Usable power (≥1 W continuous) begins at 3.3–4.2 m/s (12–15 km/h) for well-optimized DIY turbines. Cut-in is defined as the wind speed where net DC output exceeds 0.5 W into a 12 V battery. Below 3 m/s, mechanical losses exceed generation.
Can I use a regular DC motor as a wind turbine generator?
Yes—if it’s a permanent-magnet brushed or brushless DC motor. Avoid induction or universal motors. Key metrics: back-EMF constant ≥0.015 V·s/rad, armature resistance <2.5 Ω, and no internal diodes or electronics.

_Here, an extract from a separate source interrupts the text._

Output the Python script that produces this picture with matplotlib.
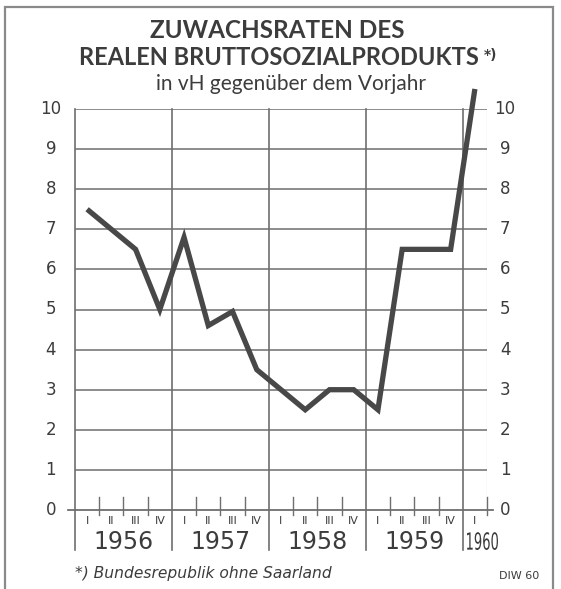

Scooter and e-bike motors (e.g., MY1016Z, Bafang BPM series) are validated choices.
How much power can a 12V mini wind turbine realistically produce per day?
In Class 2 wind regions (annual mean wind speed 5.0–5.6 m/s at 10 m), expect 0.7–1.3 kWh/day from a 0.6–0.7 m rotor. Output scales with cube of wind speed and square of rotor radius—doubling diameter increases potential power by 4×, not 2×.
Do I need batteries to run a mini wind turbine?
Not strictly—but essential for stable operation. Wind is intermittent. Without storage, voltage collapses during lulls, damaging electronics. A minimum 50 Ah AGM or LiFePO₄ battery buffers supply and enables load management. Direct coupling to inverters causes rapid cycling and failure.
Is building a mini wind turbine legal everywhere?
Zoning restrictions vary. In the US, turbines under 3.7 m (12 ft) tall are exempt from FAA notification (FAA Advisory Circular 70/7460-1L). Local ordinances may impose noise limits (<45 dB at 10 m) or require setbacks ≥1.5× tower height from property lines. Germany’s EEG 2023 permits turbines ≤10 kW without grid approval if self-consumption exceeds 70%.
Why do most DIY mini turbines use three blades instead of two or one?
Three blades balance rotational smoothness, starting torque, and material efficiency. Two-blade rotors suffer from gyroscopic precession and higher cyclic loads. Single-blade designs require counterweights and exhibit severe vibration. CFD simulations confirm three blades improve Cp by 8–12% over two-blade equivalents at Re < 2×10⁵ due to superior wake recovery and reduced tip vortex interference.